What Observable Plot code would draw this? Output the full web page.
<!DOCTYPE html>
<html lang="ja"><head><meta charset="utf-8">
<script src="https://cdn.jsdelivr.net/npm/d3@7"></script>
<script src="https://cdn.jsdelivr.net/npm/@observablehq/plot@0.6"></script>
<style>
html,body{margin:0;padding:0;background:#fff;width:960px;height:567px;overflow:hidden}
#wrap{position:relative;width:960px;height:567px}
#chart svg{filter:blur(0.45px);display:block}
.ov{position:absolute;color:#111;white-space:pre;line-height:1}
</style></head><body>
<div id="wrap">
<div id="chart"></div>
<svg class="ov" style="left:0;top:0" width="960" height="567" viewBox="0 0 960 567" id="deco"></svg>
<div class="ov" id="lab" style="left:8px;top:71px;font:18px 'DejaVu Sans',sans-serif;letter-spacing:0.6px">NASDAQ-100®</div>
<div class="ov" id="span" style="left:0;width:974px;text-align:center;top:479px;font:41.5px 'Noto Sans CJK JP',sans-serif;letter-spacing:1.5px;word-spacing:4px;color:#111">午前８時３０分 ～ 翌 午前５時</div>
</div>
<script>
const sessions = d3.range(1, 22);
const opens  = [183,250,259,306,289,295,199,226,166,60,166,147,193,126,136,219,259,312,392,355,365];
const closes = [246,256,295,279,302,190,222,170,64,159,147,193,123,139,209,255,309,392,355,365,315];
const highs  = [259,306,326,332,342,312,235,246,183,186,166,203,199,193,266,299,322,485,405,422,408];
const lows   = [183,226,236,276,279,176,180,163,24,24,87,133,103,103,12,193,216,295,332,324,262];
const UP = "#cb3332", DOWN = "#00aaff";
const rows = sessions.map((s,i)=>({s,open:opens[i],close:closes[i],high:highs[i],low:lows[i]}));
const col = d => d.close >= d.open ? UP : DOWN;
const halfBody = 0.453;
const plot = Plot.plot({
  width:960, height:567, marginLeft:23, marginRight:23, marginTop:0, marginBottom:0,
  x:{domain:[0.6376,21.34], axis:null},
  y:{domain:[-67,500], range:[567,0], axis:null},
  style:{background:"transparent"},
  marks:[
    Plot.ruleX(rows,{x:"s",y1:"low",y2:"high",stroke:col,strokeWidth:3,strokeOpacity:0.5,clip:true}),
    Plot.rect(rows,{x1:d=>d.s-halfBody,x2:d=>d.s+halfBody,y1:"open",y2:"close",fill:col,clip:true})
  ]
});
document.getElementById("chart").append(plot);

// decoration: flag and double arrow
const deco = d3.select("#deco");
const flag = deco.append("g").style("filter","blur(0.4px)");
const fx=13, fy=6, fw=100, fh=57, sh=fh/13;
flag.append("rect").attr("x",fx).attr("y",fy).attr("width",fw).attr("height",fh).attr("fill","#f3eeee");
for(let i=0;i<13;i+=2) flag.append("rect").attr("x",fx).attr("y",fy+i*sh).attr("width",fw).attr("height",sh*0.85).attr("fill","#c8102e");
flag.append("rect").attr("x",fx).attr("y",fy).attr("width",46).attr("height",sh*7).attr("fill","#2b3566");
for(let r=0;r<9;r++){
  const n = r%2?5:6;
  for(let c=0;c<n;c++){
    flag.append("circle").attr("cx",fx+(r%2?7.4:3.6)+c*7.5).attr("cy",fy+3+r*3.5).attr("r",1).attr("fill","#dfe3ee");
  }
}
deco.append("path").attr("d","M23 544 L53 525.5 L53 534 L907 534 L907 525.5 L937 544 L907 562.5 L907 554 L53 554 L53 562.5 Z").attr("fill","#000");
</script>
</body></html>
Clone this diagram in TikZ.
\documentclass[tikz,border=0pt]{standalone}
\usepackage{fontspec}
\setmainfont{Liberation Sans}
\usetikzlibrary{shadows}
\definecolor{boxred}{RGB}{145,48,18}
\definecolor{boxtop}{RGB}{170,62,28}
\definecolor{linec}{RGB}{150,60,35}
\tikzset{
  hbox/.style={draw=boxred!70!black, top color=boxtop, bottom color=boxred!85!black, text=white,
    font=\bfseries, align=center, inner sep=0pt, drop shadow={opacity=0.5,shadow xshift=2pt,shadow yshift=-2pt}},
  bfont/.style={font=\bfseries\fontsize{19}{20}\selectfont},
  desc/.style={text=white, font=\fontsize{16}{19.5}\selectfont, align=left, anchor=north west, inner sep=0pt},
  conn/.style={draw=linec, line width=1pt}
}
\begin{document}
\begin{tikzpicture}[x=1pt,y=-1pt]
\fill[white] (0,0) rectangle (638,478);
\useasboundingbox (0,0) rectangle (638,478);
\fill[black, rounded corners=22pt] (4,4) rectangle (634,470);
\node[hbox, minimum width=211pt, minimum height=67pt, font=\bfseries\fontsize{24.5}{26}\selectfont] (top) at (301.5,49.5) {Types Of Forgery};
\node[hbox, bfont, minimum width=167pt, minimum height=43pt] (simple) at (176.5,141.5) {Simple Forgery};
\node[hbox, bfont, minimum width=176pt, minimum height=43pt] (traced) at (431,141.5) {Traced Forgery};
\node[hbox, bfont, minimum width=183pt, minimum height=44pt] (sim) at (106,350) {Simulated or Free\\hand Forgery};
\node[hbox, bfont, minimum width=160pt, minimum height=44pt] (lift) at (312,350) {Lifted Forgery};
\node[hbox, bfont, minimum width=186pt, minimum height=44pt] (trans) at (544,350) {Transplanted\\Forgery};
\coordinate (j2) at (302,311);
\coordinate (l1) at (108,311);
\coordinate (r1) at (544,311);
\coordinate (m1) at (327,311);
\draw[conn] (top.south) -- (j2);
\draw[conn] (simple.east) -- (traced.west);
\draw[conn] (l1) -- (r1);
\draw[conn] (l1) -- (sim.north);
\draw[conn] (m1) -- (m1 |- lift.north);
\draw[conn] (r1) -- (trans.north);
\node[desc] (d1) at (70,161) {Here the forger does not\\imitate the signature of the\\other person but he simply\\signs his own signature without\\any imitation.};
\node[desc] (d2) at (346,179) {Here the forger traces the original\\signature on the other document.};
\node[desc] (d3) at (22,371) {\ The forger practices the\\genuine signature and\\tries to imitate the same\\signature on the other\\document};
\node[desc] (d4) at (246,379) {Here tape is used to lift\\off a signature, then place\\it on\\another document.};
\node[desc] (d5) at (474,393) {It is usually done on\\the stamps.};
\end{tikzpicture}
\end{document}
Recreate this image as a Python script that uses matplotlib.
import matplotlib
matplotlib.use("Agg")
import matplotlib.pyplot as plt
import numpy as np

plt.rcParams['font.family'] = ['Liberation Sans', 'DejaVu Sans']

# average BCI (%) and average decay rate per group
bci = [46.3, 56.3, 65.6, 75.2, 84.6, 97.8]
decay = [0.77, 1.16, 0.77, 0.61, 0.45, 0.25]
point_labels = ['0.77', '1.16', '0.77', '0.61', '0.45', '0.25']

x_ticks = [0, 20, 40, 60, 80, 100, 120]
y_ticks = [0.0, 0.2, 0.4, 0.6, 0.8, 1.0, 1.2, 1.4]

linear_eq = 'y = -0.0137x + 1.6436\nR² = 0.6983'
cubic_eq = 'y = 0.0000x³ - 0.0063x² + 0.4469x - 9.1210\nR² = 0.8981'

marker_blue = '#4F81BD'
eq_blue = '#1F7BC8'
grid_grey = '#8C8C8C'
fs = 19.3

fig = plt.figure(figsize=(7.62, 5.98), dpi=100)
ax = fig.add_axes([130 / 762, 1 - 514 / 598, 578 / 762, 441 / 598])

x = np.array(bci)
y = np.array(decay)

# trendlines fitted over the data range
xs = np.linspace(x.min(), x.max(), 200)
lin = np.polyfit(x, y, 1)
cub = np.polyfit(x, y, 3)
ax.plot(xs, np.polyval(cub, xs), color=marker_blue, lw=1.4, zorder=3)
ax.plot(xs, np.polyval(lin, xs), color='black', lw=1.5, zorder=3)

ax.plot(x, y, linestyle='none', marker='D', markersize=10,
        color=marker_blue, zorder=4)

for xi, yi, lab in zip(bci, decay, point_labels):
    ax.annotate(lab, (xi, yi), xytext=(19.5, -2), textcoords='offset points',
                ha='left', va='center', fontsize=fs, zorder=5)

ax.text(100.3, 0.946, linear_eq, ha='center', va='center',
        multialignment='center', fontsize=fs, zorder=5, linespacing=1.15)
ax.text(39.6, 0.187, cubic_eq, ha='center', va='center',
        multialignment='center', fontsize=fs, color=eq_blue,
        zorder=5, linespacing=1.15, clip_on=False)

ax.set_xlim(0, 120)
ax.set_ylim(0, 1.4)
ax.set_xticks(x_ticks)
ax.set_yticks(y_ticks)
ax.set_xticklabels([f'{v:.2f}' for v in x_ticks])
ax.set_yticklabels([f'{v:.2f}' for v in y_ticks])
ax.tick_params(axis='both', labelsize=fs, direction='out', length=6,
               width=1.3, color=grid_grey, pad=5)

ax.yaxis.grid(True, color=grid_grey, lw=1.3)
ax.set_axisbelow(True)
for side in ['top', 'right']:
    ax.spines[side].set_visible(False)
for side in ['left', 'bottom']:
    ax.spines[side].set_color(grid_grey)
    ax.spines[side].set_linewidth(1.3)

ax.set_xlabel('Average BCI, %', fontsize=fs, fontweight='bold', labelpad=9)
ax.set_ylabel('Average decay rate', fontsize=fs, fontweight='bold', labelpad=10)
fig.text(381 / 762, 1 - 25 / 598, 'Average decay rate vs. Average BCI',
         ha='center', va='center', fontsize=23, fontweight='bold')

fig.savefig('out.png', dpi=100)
--
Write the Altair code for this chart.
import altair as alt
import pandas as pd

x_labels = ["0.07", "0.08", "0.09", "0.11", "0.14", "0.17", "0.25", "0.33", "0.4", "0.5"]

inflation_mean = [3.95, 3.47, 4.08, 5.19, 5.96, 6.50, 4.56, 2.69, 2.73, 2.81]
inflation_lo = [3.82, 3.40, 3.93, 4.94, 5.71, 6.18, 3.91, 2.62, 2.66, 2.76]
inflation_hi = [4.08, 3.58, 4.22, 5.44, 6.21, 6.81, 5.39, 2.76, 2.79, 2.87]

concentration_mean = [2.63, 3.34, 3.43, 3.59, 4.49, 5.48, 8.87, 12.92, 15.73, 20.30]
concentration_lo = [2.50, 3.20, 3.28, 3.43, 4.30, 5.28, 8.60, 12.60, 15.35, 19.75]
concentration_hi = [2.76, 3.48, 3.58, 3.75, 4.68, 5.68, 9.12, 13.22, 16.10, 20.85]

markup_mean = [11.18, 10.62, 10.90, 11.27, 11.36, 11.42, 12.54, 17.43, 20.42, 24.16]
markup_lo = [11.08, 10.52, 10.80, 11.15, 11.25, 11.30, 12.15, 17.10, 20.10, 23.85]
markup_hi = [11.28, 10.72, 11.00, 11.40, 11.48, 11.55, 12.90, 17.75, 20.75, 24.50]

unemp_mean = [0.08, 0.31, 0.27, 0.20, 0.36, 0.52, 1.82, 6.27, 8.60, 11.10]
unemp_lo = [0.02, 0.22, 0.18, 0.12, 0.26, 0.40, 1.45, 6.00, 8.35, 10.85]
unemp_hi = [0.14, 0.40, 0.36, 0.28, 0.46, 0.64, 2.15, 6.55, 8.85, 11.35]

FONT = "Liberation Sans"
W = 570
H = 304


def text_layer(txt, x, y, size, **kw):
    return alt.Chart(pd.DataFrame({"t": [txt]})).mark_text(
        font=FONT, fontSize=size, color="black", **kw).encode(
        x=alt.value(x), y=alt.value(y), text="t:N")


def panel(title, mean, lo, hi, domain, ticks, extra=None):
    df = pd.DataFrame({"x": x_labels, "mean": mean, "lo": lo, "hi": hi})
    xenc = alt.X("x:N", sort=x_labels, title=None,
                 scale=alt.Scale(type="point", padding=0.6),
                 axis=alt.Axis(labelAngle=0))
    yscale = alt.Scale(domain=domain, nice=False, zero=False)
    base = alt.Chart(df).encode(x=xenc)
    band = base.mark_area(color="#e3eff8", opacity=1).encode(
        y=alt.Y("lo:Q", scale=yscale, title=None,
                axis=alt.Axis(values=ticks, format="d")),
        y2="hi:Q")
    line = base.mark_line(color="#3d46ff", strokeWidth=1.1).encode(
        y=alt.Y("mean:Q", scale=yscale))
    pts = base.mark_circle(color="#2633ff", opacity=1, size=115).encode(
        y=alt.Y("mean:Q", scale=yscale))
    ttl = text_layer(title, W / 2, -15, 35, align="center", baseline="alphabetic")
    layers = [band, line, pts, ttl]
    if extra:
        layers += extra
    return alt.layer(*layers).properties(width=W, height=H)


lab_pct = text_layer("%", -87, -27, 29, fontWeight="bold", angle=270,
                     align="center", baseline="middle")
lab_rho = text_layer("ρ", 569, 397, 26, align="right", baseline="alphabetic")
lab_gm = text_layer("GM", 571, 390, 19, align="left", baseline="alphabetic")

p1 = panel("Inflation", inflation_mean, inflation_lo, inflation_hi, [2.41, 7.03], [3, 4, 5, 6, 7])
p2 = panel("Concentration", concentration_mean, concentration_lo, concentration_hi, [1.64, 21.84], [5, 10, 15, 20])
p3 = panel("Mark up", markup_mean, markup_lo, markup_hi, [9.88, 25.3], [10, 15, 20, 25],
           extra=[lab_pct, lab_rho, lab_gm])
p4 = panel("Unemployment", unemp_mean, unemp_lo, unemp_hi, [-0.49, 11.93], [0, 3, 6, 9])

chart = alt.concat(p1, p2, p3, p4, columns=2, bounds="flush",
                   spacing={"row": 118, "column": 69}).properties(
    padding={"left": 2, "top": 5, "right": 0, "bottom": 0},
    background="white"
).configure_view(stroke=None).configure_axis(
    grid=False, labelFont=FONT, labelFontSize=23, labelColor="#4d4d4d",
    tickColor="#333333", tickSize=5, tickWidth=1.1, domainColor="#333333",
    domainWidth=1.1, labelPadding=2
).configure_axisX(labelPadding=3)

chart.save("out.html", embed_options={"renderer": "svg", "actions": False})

REQUIRED WORK ▸ Count how many lines in the data above hold the string "matplotlib", and give the number with no other words.

REPLY TO THE TASK ▸ 4